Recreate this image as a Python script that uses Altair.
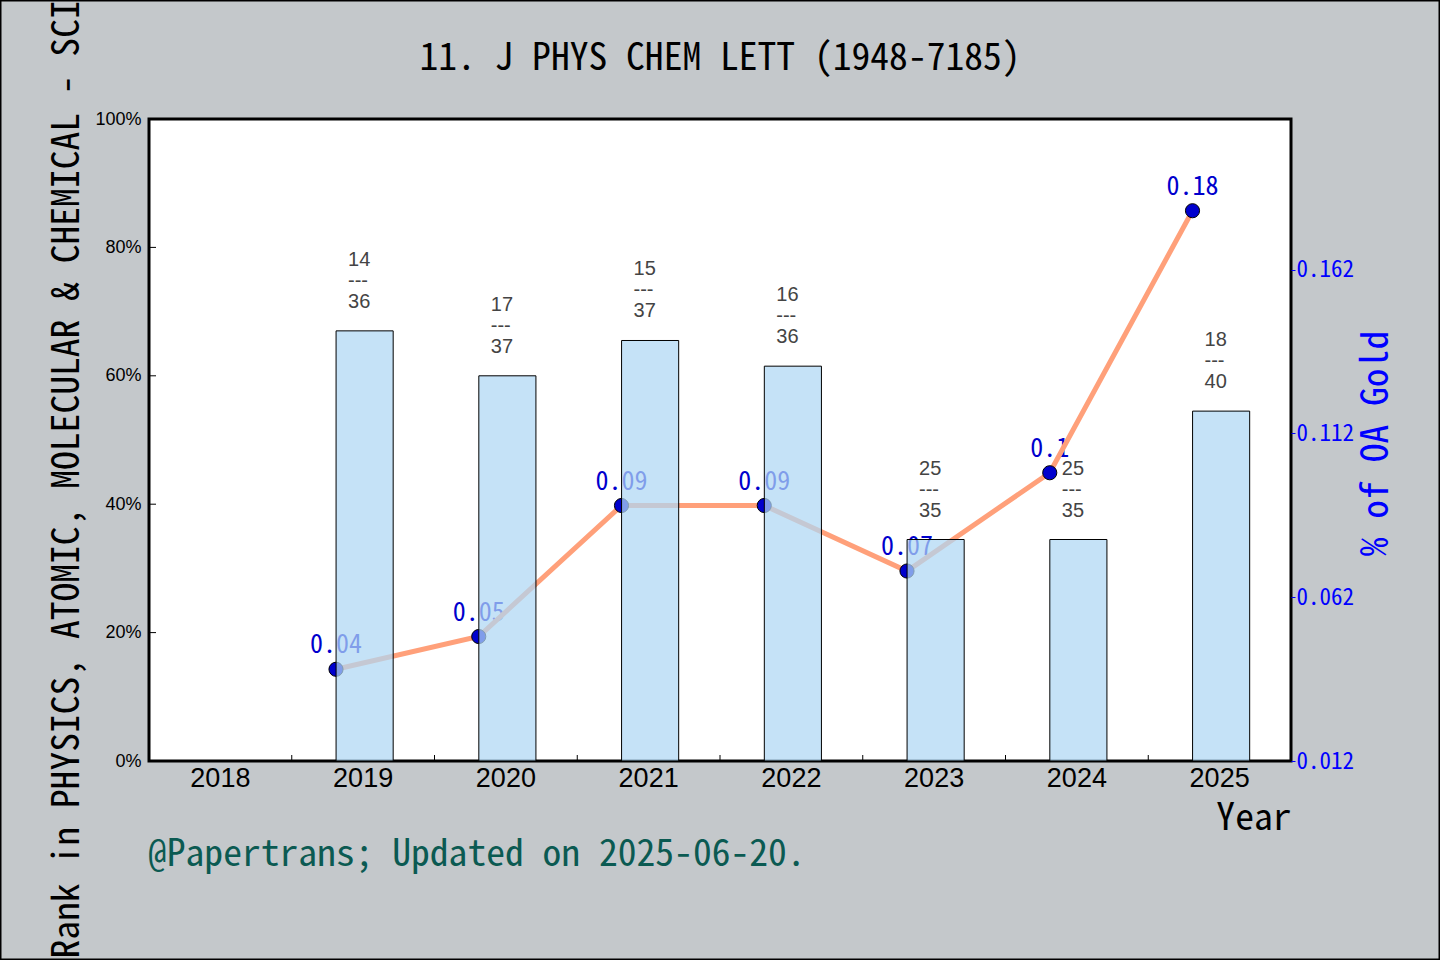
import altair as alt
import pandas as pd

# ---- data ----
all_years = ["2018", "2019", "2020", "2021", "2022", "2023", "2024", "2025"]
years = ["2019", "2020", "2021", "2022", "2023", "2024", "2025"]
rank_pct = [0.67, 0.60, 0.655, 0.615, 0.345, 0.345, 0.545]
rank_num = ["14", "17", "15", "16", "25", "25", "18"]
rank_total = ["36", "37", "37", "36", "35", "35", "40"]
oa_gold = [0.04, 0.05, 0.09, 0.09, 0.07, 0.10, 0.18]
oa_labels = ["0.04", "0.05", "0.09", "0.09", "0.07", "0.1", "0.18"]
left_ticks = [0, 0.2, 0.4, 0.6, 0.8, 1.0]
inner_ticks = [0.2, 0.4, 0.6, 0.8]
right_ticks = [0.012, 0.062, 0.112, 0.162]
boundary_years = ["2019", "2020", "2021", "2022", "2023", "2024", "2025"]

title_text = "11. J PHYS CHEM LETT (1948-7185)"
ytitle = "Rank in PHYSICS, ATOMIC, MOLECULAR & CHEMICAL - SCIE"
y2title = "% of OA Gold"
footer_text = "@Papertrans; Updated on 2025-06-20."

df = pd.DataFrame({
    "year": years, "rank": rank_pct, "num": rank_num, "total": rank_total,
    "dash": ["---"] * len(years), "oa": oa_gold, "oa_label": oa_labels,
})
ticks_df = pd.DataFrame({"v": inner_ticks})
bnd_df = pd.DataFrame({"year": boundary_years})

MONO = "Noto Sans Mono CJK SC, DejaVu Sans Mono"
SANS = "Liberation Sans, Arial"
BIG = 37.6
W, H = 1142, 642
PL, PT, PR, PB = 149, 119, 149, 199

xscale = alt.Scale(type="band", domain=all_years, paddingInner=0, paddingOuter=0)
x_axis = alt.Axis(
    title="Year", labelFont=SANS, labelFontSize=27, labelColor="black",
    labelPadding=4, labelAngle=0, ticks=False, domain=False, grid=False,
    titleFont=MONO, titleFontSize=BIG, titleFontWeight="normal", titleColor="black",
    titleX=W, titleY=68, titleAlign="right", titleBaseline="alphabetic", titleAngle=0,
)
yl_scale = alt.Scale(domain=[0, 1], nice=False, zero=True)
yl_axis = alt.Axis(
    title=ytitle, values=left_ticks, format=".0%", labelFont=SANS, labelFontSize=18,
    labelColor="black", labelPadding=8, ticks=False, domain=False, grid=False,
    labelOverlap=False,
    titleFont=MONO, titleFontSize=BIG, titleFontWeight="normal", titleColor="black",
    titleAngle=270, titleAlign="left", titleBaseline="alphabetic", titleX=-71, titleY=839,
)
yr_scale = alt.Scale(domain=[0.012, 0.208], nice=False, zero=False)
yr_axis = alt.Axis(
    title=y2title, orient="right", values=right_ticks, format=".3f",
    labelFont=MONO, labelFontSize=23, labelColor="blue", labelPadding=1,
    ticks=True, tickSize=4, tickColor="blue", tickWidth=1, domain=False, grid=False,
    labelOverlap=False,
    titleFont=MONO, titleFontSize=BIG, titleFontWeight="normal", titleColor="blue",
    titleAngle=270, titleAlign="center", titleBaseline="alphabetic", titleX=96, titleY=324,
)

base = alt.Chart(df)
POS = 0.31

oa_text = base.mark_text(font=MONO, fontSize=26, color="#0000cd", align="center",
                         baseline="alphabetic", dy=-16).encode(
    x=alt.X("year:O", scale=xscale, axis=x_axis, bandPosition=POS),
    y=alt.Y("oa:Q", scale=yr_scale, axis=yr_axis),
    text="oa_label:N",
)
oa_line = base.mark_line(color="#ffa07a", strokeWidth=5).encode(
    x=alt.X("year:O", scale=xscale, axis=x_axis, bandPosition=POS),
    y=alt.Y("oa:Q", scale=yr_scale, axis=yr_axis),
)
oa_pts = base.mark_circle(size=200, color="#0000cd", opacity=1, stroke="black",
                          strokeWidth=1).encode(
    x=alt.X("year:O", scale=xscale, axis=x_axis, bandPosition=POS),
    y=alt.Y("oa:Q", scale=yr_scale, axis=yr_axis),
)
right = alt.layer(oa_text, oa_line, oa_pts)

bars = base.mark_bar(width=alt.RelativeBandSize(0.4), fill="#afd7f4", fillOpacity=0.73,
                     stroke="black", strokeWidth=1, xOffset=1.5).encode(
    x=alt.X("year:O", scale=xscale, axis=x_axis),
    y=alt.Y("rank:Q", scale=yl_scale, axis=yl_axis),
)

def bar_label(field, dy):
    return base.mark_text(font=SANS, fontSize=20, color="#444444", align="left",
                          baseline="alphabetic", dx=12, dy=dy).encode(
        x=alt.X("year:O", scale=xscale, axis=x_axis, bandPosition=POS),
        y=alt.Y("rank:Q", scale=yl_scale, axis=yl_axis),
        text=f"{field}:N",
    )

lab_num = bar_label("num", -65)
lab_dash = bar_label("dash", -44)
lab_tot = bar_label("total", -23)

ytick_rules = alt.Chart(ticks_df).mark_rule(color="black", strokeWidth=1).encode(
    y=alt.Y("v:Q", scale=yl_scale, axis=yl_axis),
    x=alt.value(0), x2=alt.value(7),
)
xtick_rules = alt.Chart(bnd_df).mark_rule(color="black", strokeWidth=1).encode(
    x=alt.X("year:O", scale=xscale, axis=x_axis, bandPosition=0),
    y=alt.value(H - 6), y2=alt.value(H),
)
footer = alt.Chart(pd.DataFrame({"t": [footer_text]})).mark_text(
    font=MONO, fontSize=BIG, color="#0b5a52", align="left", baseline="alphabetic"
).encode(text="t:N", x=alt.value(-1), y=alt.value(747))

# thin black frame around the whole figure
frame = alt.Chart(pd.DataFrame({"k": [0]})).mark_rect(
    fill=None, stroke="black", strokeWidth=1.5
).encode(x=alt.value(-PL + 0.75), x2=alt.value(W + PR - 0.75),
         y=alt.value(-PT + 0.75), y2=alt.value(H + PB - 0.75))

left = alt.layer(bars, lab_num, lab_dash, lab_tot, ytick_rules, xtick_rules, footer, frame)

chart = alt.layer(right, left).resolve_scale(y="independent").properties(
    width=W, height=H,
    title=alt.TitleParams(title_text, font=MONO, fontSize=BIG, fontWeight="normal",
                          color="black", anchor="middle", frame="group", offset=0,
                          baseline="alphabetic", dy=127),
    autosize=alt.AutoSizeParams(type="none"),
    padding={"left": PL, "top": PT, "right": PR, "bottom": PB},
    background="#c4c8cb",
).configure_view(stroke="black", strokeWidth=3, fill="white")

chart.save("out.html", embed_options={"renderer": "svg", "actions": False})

**Task statement:** Your task is to return the lines above, from the first one up to and including the line containing "import pandas as pd", minus any pictures.

**Result of the exercise:**
Recreate this image as a Python script that uses Altair.
import altair as alt
import pandas as pd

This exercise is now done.